Among the modern works assigned to Rothenberger in Hamburg was Gottfried von Einem’s Der Prozess (the German premiere), and she travelled to Edinburgh with the company for Paul Hindemith’s Mathis der Maler (its British premiere). There were also two world premieres of works by Rolf Liebermann, both at the Salzburg Festival: Penelope (1954, Rothenberger’s Salzburg debut) and Die Schule der Frauen (1957). Well into her career, the soprano remained committed to contemporary opera — for example, Heinrich Sutermeister’s Madame Bovary, which she created in Zürich in 1967.
In Salzburg there were also performances as Mozart’s Papagena, Flaminia in Haydn’s Il mondo della luna, and in the above-mentioned Strauss roles. A more womanly repertoire came Rothenberger’s way in her mid-forties (most notably Konstanze and Fiordiligi in Salzburg), but she will be most fondly remembered for lighter roles — her effervescent Adele in Die Fledermaus and, of course, her Sophie and Zdenka. The latter two characters brought out different qualities in Rothenberger’s effortless upper register: she could “float” ethereally as Sophie, while her Zdenka showed a dazzling radiance when letting loose at full voice. As Arabella’s impulsive and lovesick sister, Rothenberger had an extraordinary youthful freshness and energy, creating a notable contrast when the opera’s heroine was portrayed by the matchlessly elegant Lisa Della Casa. This partnership, fortunately, has been preserved on commercial disc in a live Arabella recorded in Munich.
Arguably the finest Sophie since Elisabeth Schumann two generations earlier, Rothenberger was hailed by Europe’s most demanding Strauss audiences — those of Vienna and Munich — and she enchanted Glyndebourne in the role in 1959 and 1960.
La Scala and the Teatro Colón in Buenos Aires first heard her as Sophie, while at the Metropolitan Opera she made her debut there as Zdenka. Her other Met roles from 1960 to 1965 included Oscar, Musetta, Adele, Susanna, Amore in Orfeo ed Euridice, and, inevitably, Sophie. Rothenberger triumphed at the Met during the Hamburg Staatsoper’s 1967 guest engagement, portraying Berg’s Lulu. In New York, Hamburg and later in Munich, the public was repeatedly stunned by this portrayal from a singer previously known mainly for playing endearing ingénues.
Rothenberger’s operatic activities also included appearances at the Aix-en-Provence Festival and Florence’s Maggio Musicale. She made ample time for concerts and recitals, having begun to tour internationally in the early 1950s with visits to North and South America. Subsequent tours would take her throughout Europe as well as to Russia and Japan.

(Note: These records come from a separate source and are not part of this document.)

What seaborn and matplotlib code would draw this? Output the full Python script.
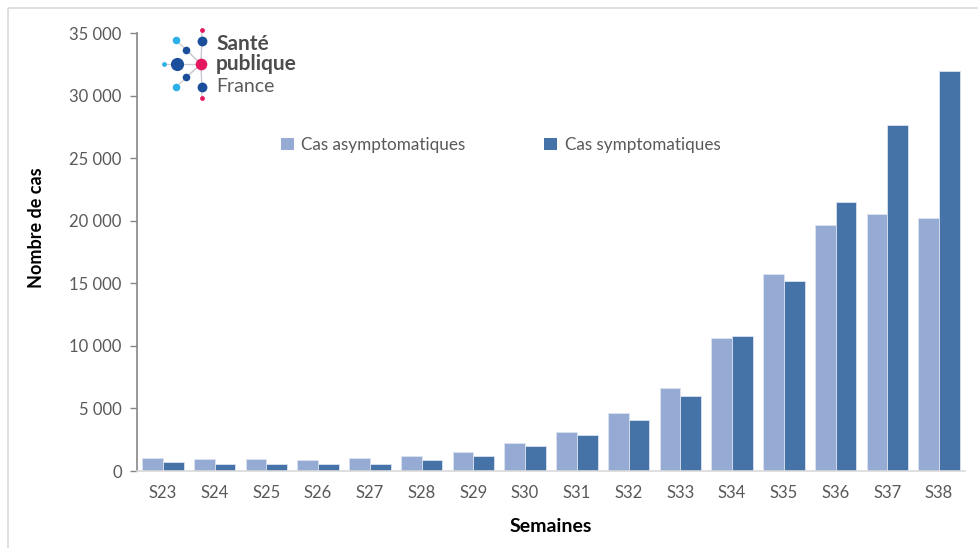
import pandas as pd
import seaborn as sns
import matplotlib.pyplot as plt
from matplotlib.patches import Rectangle, Patch

weeks = ["S23", "S24", "S25", "S26", "S27", "S28", "S29", "S30",
         "S31", "S32", "S33", "S34", "S35", "S36", "S37", "S38"]
asympto = [1060, 960, 960, 880, 1060, 1220, 1550, 2270,
           3150, 4640, 6640, 10630, 15750, 19660, 20540, 20220]
sympto = [700, 560, 560, 560, 560, 910, 1230, 2030,
          2870, 4080, 6000, 10790, 15190, 21500, 27630, 32000]
series = ["Cas asymptomatiques", "Cas symptomatiques"]
colors = ["#95ABD3", "#4673A7"]

df = pd.DataFrame({"semaine": weeks * 2,
                   "cas": asympto + sympto,
                   "type": [series[0]] * len(weeks) + [series[1]] * len(weeks)})

sns.set_theme(style="white")
plt.rcParams["font.family"] = ["Lato", "DejaVu Sans"]

W, H = 979, 548
fig = plt.figure(figsize=(W / 100, H / 100), dpi=100)
ax = fig.add_axes([137 / W, 1 - 471 / H, (965 - 137) / W, (471 - 33) / H])

sns.barplot(data=df, x="semaine", y="cas", hue="type", palette=colors, saturation=1,
            width=0.8, edgecolor="#DCE3F0", linewidth=0.6, ax=ax, legend=False)

ax.set_ylim(0, 35000)
ax.set_xlim(-0.5, len(weeks) - 0.5)
ax.set_yticks(range(0, 35001, 5000))
ax.set_yticklabels([f"{v:,}".replace(",", " ") for v in range(0, 35001, 5000)])
ax.tick_params(axis="y", length=5, width=1, color="#868686", labelsize=12,
               labelcolor="#595959", direction="out", left=True, pad=6)
ax.tick_params(axis="x", length=0, labelsize=12, labelcolor="#595959", pad=10)
for s in ["top", "right"]:
    ax.spines[s].set_visible(False)
ax.spines["left"].set_color("#868686")
ax.spines["left"].set_linewidth(1.2)
ax.spines["bottom"].set_color("#D9D9D9")
ax.spines["bottom"].set_linewidth(1.2)

ax.set_xlabel("Semaines", fontsize=14, fontweight="bold", color="black", labelpad=12)
ax.set_ylabel("Nombre de cas", fontsize=13, fontweight="bold", color="black")
ax.yaxis.set_label_coords((45 - 137) / (965 - 137), (471 - 228) / (471 - 33))

handles = [Patch(facecolor=c, edgecolor="none") for c in colors]
ax.legend(handles, series, ncol=2, frameon=False, fontsize=12.3,
          labelcolor="#595959", handlelength=0.75, handleheight=0.75,
          handletextpad=0.45, columnspacing=4.6, borderpad=0, borderaxespad=0,
          loc="center left", bbox_to_anchor=((281 - 137) / (965 - 137), (471 - 145) / (471 - 33)),
          bbox_transform=ax.transAxes)

# outer frame and logo
over = fig.add_axes([0, 0, 1, 1], zorder=-1)
over.set_xlim(0, W)
over.set_ylim(H, 0)
over.axis("off")
over.add_patch(Rectangle((8, 8), W, H, fill=False, edgecolor="#D9D9D9", linewidth=1.2))

logo = fig.add_axes([0, 0, 1, 1], zorder=5)
logo.set_xlim(0, W)
logo.set_ylim(H, 0)
logo.axis("off")
cx, cy = 201, 64
dots = [(177, 64, 90, "#1B4F9C"), (164, 64, 12, "#2DB1E6"), (202, 41, 50, "#1B4F9C"),
        (202, 30, 12, "#E5175F"), (202, 87, 50, "#1B4F9C"), (202, 98, 12, "#E5175F"),
        (186, 50, 30, "#1B4F9C"), (186, 77, 30, "#1B4F9C"), (176, 40, 30, "#2DB1E6"),
        (176, 87, 30, "#2DB1E6")]
for x, y, s, c in dots:
    logo.plot([cx, x], [cy, y], color="#C8C8D0", lw=0.8, zorder=1)
for x, y, s, c in dots:
    logo.scatter(x, y, s=s, color=c, zorder=2, linewidths=0)
logo.scatter(cx, cy, s=70, color="#E5175F", zorder=3, linewidths=0)
logo.text(216, 44, "Santé", fontsize=15, fontweight="bold", color="#4D4D4D", va="center")
logo.text(216, 64, "publique", fontsize=15, fontweight="bold", color="#4D4D4D", va="center")
logo.text(216, 86, "France", fontsize=14, color="#5A5A5A", va="center")

plt.savefig("out.png", dpi=100)
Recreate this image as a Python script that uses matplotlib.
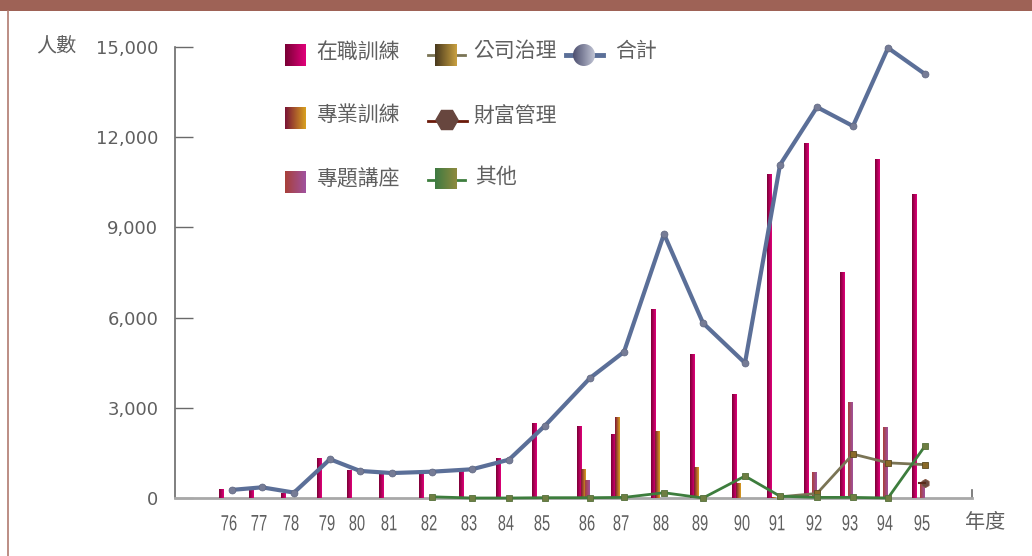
import matplotlib
matplotlib.use("Agg")
import matplotlib.pyplot as plt
import numpy as np
from matplotlib.patches import Rectangle, Circle, RegularPolygon, PathPatch
from matplotlib.textpath import TextPath
from matplotlib.font_manager import FontProperties
from matplotlib.transforms import Affine2D

plt.rcParams['font.family'] = ['Noto Sans CJK TC', 'DejaVu Sans']

# 年度 (民國)
years = ['76', '77', '78', '79', '80', '81', '82', '83', '84', '85',
         '86', '87', '88', '89', '90', '91', '92', '93', '94', '95']
# tick centres along the year axis (spacing is uneven on this chart)
x_pos = [229, 259, 291, 327, 357, 389, 429, 469, 506, 542,
         587, 621, 661, 700, 742, 777, 814, 850, 885, 922]

on_job = [300, 330, 170, 1330, 930, 800, 840, 910, 1320, 2490,
          2400, 2130, 6300, 4790, 3460, 10780, 11800, 7520, 11280, 10110]
professional = [0, 0, 0, 0, 0, 0, 0, 0, 0, 0,
                970, 2690, 2230, 1030, 500, 30, 0, 0, 0, 0]
seminar = [0, 0, 0, 0, 0, 0, 0, 0, 0, 0,
           600, 0, 0, 0, 0, 0, 860, 3190, 2360, 460]
governance = [None] * 15 + [40, 150, 1460, 1170, 1110]
wealth = [None] * 19 + [490]
other = [None] * 6 + [40, 0, 0, 10, 10, 20, 175, 0, 730, 60, 20, 20, 0, 1730]
total = [270, 355, 180, 1290, 900, 830, 875, 955, 1275, 2405,
         3990, 4860, 8780, 5820, 4490, 11080, 13000, 12370, 14970, 14100]

TXT = '#5f5f5f'


def grad(ax, x0, x1, y0, y1, c0, c1, clip=None, z=3):
    g = np.linspace(0, 1, 32)[None, :]
    cols = np.array([matplotlib.colors.to_rgb(c0), matplotlib.colors.to_rgb(c1)])
    img = (1 - g[..., None]) * cols[0] + g[..., None] * cols[1]
    im = ax.imshow(img, extent=[x0, x1, y0, y1], aspect='auto',
                   interpolation='bilinear', zorder=z, origin='lower')
    if clip is not None:
        im.set_clip_path(clip)
    return im


fig = plt.figure(figsize=(10.32, 5.56), dpi=100)
ax = fig.add_axes([175 / 1032, 1 - 498 / 556, 797 / 1032, 451 / 556])

bar_w = 5
bar_sets = [
    (on_job, -7.5, '#7a0035', '#e0007a'),
    (professional, -3.0, '#7a1535', '#d8a020'),
    (seminar, 1.0, '#a8403a', '#a0529e'),
]
for vals, off, c0, c1 in bar_sets:
    xs = [p + off for p in x_pos]
    bars = ax.bar(xs, vals, width=bar_w, color='none', linewidth=0, zorder=3)
    for b, v in zip(bars, vals):
        if v <= 0:
            continue
        grad(ax, b.get_x(), b.get_x() + b.get_width(), 0, v, c0, c1, clip=b)

lx = [p + 3 for p in x_pos]


def series(vals):
    pts = [(x, v) for x, v in zip(lx, vals) if v is not None]
    return [p[0] for p in pts], [p[1] for p in pts]


gx, gy = series(governance)
ax.plot(gx, gy, color='#7a7455', lw=2, zorder=5, marker='s', ms=4.5,
        mfc='#8a6a28', mec='#5a4a20', mew=0.6)
ox, oy = series(other)
ax.plot(ox, oy, color='#3d7d3d', lw=2, zorder=6, marker='s', ms=4.5,
        mfc='#6e7e42', mec='#55703a', mew=0.6, clip_on=False)
wx, wy = series(wealth)
ax.plot(wx, wy, color='#5a2a1a', lw=1.5, zorder=6, marker='h', ms=6,
        mfc='#6a4a40', mec='#8a5a48', mew=0.6)
ax.plot([w - 6 for w in wx] + wx, wy * 2, color='#5a2a1a', lw=1.5, zorder=6)
ax.plot(lx, total, color='#5b6f98', lw=3, zorder=7, marker='o', ms=5,
        mfc='#767c96', mec='#5e6680', mew=0.5, clip_on=False)

ax.set_xlim(175, 972)
ax.set_ylim(0, 15000)
ax.set_yticks(range(0, 15001, 3000))
ax.set_yticklabels([f'{v:,}' for v in range(0, 15001, 3000)],
                   family='DejaVu Sans')
ax.set_xticks(x_pos)
ax.set_xticklabels([])
ax.tick_params(axis='y', direction='in', length=13, width=1, color='#6a6a6a',
               labelsize=13, labelcolor=TXT, pad=12)
ax.tick_params(axis='x', length=0)
for s in ('top', 'right'):
    ax.spines[s].set_visible(False)
ax.spines['left'].set_color('#6a6a6a')
ax.spines['left'].set_linewidth(1.2)
ax.spines['bottom'].set_color('#a8a8a8')
ax.spines['bottom'].set_linewidth(2)
ax.plot([972, 972], [0, 260], color='#6a6a6a', lw=1.2, clip_on=False, zorder=2)
ax.patch.set_alpha(0)

# overlay in pixel units for frame, titles and legend
ov = fig.add_axes([0, 0, 1, 1], zorder=-1)
ov.set_xlim(0, 1032)
ov.set_ylim(556, 0)
ov.axis('off')
ov.add_patch(Rectangle((0, 0), 1032, 11, color='#9e6256', lw=0))
ov.plot([7.5, 7.5], [11, 556], color='#b07a70', lw=1.2)
ov.text(56, 47, '人數', fontsize=14.5, color=TXT, ha='center', va='center')
ov.text(985, 522, '年度', fontsize=14.5, color=TXT, ha='center', va='center')

lg = fig.add_axes([0, 0, 1, 1])
lg.set_xlim(0, 1032)
lg.set_ylim(556, 0)
lg.axis('off')
lg.patch.set_alpha(0)

# condensed year labels under the axis (x in lg units equals ax data units)
narrow = FontProperties(family='Liberation Sans')
for xp, yr in zip(x_pos, years):
    tp = TextPath((0, 0), yr, size=22, prop=narrow)
    bb = tp.get_extents()
    tr = (Affine2D().translate(-(bb.x0 + bb.x1) / 2, -bb.y0)
          .scale(15 / (bb.x1 - bb.x0), -15.5 / (bb.y1 - bb.y0))
          .translate(xp, 530.5))
    lg.add_patch(PathPatch(tr.transform_path(tp), fc=TXT, lw=0))

key_fs = 15
patch_keys = [('在職訓練', 55, '#7a0035', '#e0007a'),
              ('專業訓練', 118, '#7a1535', '#d8a020'),
              ('專題講座', 182, '#a8403a', '#a0529e')]
for lab, yc, c0, c1 in patch_keys:
    grad(lg, 285, 306, yc + 11, yc - 11, c0, c1)
    lg.text(316, yc - 3, lab, fontsize=key_fs, color=TXT, va='center')

lg.plot([428, 465], [55, 55], color='#7a7455', lw=2)
grad(lg, 435, 457, 66, 44, '#4a3a1e', '#c8a040', z=4)
lg.text(473, 51, '公司治理', fontsize=key_fs, color=TXT, va='center')

lg.plot([428, 467], [121, 121], color='#6a1a0a', lw=2)
lg.add_patch(RegularPolygon((447, 120), 6, radius=11, orientation=np.pi / 6,
                            color='#67463e', zorder=4))
lg.text(473, 116, '財富管理', fontsize=key_fs, color=TXT, va='center')

lg.plot([428, 465], [180, 180], color='#3d7d3d', lw=2)
grad(lg, 435, 457, 189, 168, '#3e7a42', '#8e8a3e', z=4)
lg.text(475, 177, '其他', fontsize=key_fs, color=TXT, va='center')

lg.plot([566, 603], [55, 55], color='#5b6f98', lw=3.5)
circ = Circle((584, 55), 11, transform=lg.transData)
lg.add_patch(Circle((584, 55), 11, color='none'))
grad(lg, 573, 595, 66, 44, '#4e5070', '#c0c4d4', clip=circ, z=4)
lg.text(615, 51, '合計', fontsize=key_fs, color=TXT, va='center')

fig.savefig('out.png', dpi=100)
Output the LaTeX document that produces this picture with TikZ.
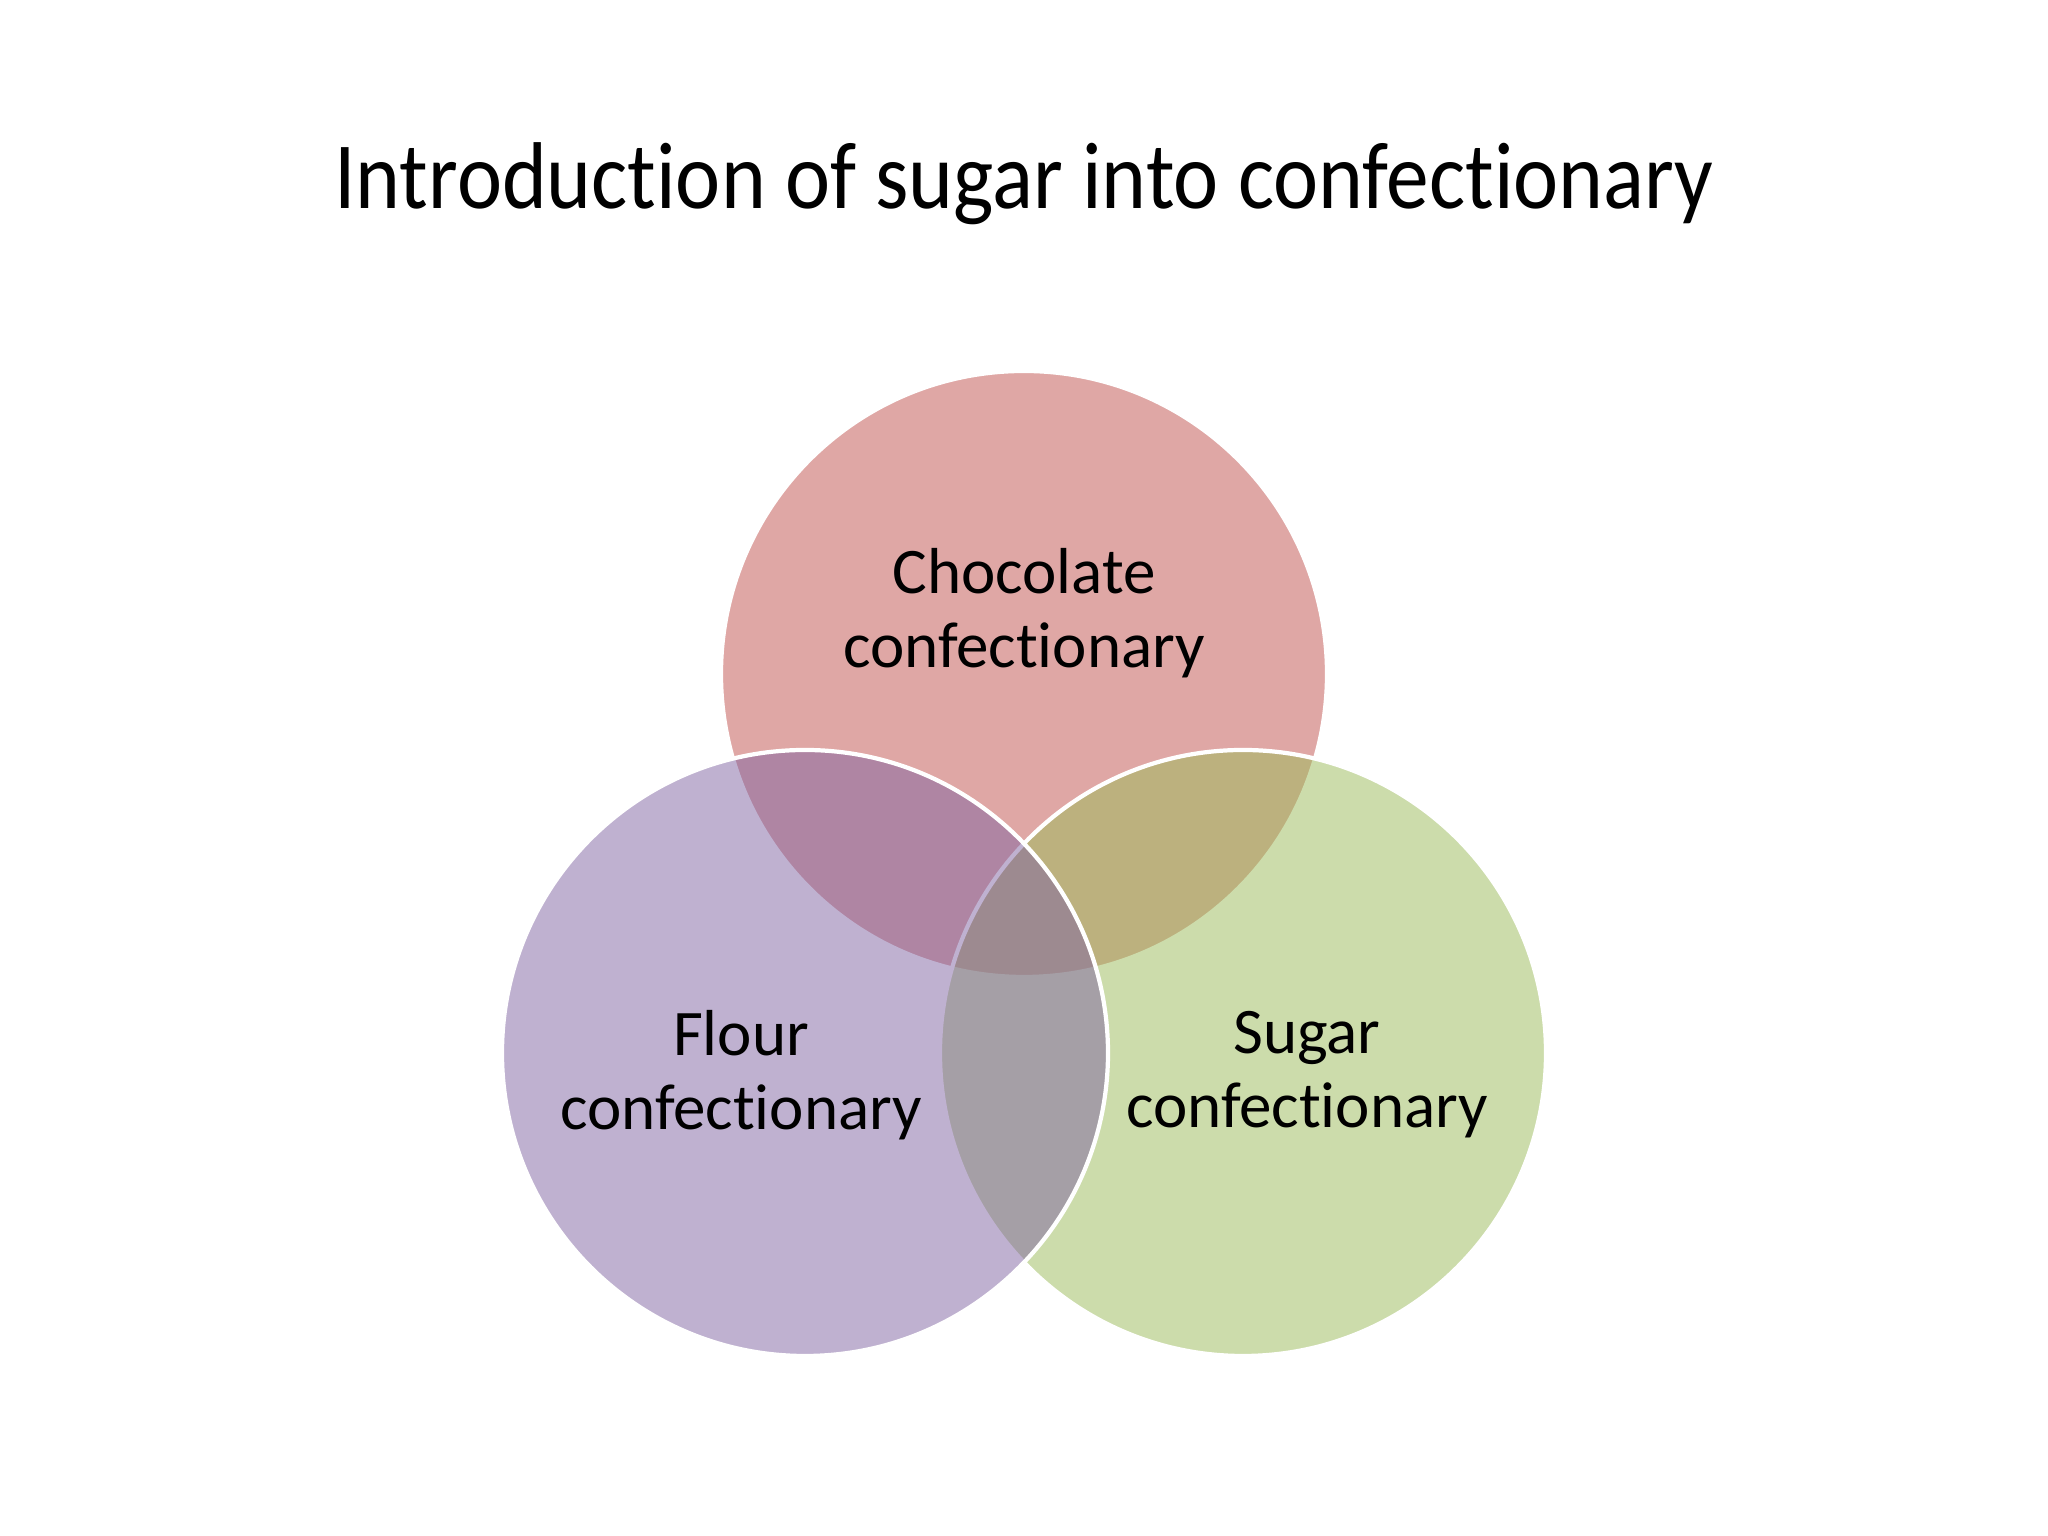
\documentclass[tikz,border=0pt]{standalone}
\usepackage{fontspec}
\setmainfont{Carlito}[Ligatures = CommonOff]
\newfontfamily\titlefont[FakeStretch = 0.9, Ligatures = CommonOff]{Carlito}
\definecolor{chocred}{HTML}{C0504D}
\definecolor{flourlilac}{HTML}{8064A2}
\definecolor{sugargreen}{HTML}{9BBB59}
\tikzset{
   venn/.style = {draw = white, line width = 1.2pt, fill opacity = 0.5},
   venntext/.style = {align = center, font = \fontsize{18.5}{21}\selectfont}
}
\begin{document}
\begin{tikzpicture}[color = {black},scale = 1]
   \useasboundingbox (0,0) rectangle (20.48,15.36);
   \fill[white] (0,0) rectangle (20.48,15.36);
   \node[anchor = base, font = \titlefont\fontsize{27}{32}\selectfont] (title) at (10.24,13.27) {Introduction of sugar into confectionary};
   \draw[venn, fill = chocred] (10.24,8.62) circle (3.03);
   \draw[venn, fill = sugargreen] (12.43,4.83) circle (3.03);
   \draw[venn, fill = flourlilac] (8.05,4.83) circle (3.03);
   \node[venntext] (choc) at (10.24,9.23) {Chocolate\\confectionary};
   \node[venntext] (flour) at (7.41,4.61) {Flour\\confectionary};
   \node[venntext] (sugar) at (13.07,4.61) {Sugar\\confectionary};
\end{tikzpicture}
\end{document}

A trim, exceptionally photogenic blonde, Rothenberger was a natural for the large and small screen. There were several opera and operetta roles on television, plus roles in two feature films: the Powell and Pressburger version of Die Fledermaus, entitled Oh ... Rosalinda!!; and Der Rosenkavlier, directed by Paul Czinner and conducted by Herbert von Karajan in Salzburg, with Rothenberger joined by Sena Jurinac and Elisabeth Schwarzkopf.
In 1971, four years after Rothenberger’s initial television special, the German television channel ZDF presented the premiere of Anneliese Rothenberger gibt sich die Ehre. The show, which ran for a decade, found the singer entirely comfortable chatting and performing with celebrated artists from many different realms of music. On numerous occasions she also hosted ZDF programmes designed to present promising young operatic talent. Although she gave her final opera performances in 1983 and her final recital in 1989, Rothenberger seems never to have totally retired from public life, and was appearing on television as recently as 2009.